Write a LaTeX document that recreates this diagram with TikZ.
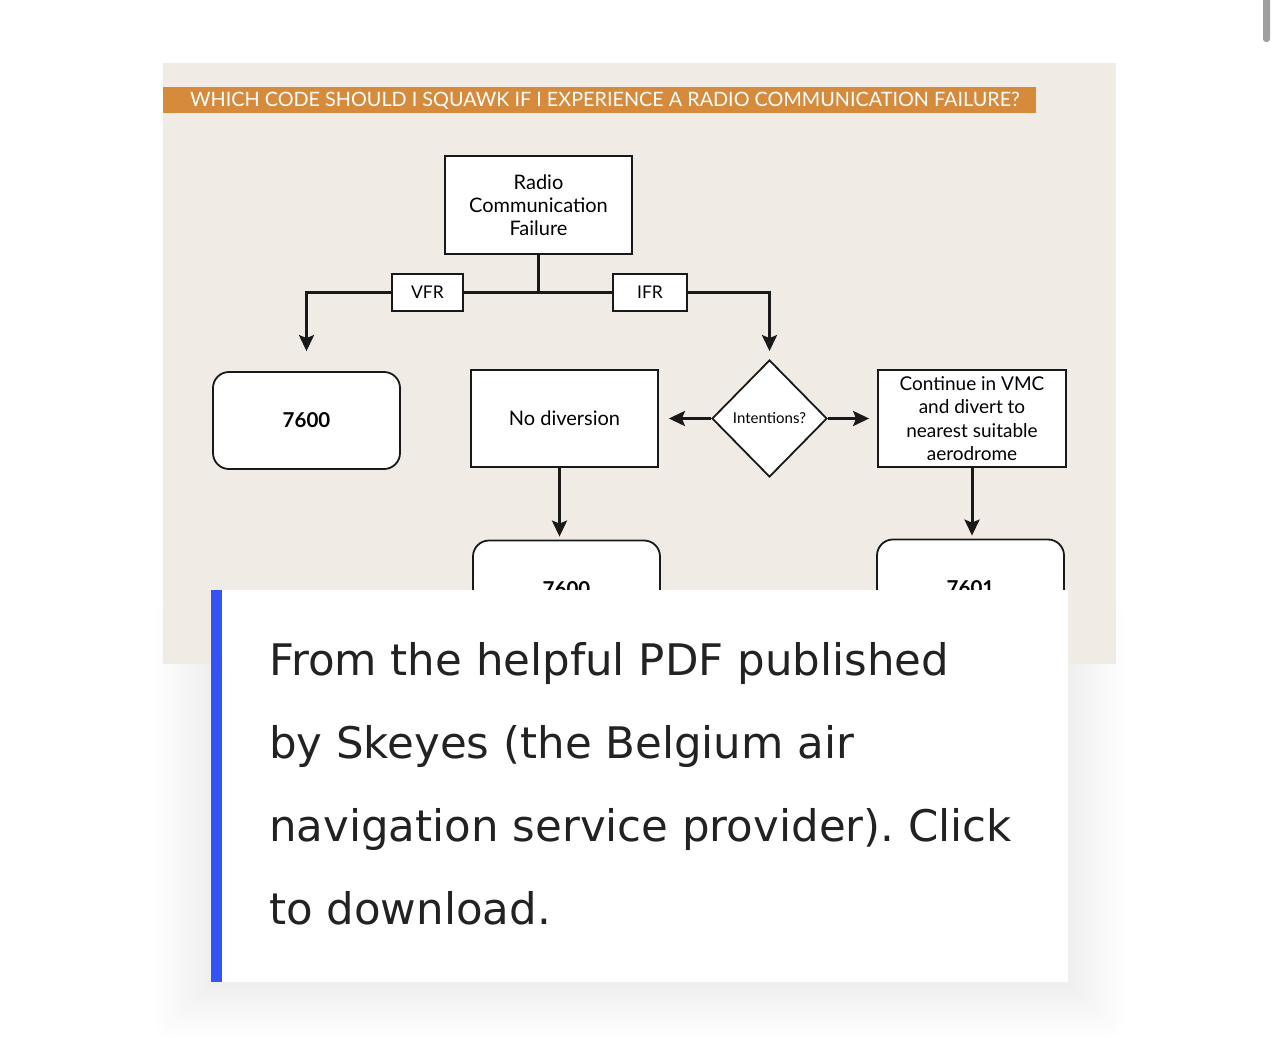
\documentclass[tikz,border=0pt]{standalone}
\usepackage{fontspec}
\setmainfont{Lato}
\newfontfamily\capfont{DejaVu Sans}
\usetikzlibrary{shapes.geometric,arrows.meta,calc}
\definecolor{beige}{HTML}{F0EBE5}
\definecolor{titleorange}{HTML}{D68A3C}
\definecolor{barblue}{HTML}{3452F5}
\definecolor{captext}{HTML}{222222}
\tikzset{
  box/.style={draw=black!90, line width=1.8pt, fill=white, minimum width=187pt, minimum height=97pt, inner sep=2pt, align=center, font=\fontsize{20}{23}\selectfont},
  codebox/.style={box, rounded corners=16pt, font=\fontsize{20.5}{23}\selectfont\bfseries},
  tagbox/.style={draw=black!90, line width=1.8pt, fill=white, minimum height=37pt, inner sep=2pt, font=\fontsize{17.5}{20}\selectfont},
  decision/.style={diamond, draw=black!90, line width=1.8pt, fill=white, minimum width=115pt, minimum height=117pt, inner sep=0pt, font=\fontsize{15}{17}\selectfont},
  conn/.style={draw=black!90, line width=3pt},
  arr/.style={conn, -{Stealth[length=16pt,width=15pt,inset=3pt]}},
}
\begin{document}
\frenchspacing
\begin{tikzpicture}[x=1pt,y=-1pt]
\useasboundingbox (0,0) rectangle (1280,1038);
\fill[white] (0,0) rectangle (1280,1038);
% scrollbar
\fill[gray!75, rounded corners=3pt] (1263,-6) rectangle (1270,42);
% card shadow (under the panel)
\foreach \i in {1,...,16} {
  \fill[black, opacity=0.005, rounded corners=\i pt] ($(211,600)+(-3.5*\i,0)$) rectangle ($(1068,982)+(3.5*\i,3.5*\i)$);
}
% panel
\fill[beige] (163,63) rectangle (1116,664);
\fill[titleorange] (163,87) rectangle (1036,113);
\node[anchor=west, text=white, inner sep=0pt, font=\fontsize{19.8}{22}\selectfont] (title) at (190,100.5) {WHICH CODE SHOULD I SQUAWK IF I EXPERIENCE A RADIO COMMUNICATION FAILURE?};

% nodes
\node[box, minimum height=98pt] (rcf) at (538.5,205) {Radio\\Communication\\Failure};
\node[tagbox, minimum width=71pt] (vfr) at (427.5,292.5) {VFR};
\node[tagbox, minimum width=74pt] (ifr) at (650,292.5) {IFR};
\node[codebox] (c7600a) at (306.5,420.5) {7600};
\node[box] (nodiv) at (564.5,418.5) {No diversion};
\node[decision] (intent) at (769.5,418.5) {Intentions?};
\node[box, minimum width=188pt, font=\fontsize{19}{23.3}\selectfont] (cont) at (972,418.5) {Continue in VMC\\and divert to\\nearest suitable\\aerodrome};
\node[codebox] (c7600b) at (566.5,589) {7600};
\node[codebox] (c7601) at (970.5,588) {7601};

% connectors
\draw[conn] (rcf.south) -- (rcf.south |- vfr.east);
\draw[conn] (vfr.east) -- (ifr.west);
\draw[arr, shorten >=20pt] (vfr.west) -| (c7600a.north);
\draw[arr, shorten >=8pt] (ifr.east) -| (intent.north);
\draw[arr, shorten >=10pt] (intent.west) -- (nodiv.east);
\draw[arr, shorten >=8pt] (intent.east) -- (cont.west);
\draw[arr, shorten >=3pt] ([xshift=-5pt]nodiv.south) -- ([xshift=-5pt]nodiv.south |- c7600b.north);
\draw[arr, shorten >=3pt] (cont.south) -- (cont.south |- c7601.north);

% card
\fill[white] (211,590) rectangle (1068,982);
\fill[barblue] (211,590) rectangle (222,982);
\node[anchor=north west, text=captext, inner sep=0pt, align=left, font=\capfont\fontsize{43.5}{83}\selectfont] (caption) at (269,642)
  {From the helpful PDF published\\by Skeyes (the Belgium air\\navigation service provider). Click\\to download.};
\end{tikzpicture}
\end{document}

·····

PROBLEM :: Each line from the top of the material through the line containing "(title) at (190,100.5)" should be reproduced exactly; please drop any images.

SOLVED PROBLEM ::
Write a LaTeX document that recreates this diagram with TikZ.
\documentclass[tikz,border=0pt]{standalone}
\usepackage{fontspec}
\setmainfont{Lato}
\newfontfamily\capfont{DejaVu Sans}
\usetikzlibrary{shapes.geometric,arrows.meta,calc}
\definecolor{beige}{HTML}{F0EBE5}
\definecolor{titleorange}{HTML}{D68A3C}
\definecolor{barblue}{HTML}{3452F5}
\definecolor{captext}{HTML}{222222}
\tikzset{
  box/.style={draw=black!90, line width=1.8pt, fill=white, minimum width=187pt, minimum height=97pt, inner sep=2pt, align=center, font=\fontsize{20}{23}\selectfont},
  codebox/.style={box, rounded corners=16pt, font=\fontsize{20.5}{23}\selectfont\bfseries},
  tagbox/.style={draw=black!90, line width=1.8pt, fill=white, minimum height=37pt, inner sep=2pt, font=\fontsize{17.5}{20}\selectfont},
  decision/.style={diamond, draw=black!90, line width=1.8pt, fill=white, minimum width=115pt, minimum height=117pt, inner sep=0pt, font=\fontsize{15}{17}\selectfont},
  conn/.style={draw=black!90, line width=3pt},
  arr/.style={conn, -{Stealth[length=16pt,width=15pt,inset=3pt]}},
}
\begin{document}
\frenchspacing
\begin{tikzpicture}[x=1pt,y=-1pt]
\useasboundingbox (0,0) rectangle (1280,1038);
\fill[white] (0,0) rectangle (1280,1038);
% scrollbar
\fill[gray!75, rounded corners=3pt] (1263,-6) rectangle (1270,42);
% card shadow (under the panel)
\foreach \i in {1,...,16} {
  \fill[black, opacity=0.005, rounded corners=\i pt] ($(211,600)+(-3.5*\i,0)$) rectangle ($(1068,982)+(3.5*\i,3.5*\i)$);
}
% panel
\fill[beige] (163,63) rectangle (1116,664);
\fill[titleorange] (163,87) rectangle (1036,113);
\node[anchor=west, text=white, inner sep=0pt, font=\fontsize{19.8}{22}\selectfont] (title) at (190,100.5) {WHICH CODE SHOULD I SQUAWK IF I EXPERIENCE A RADIO COMMUNICATION FAILURE?};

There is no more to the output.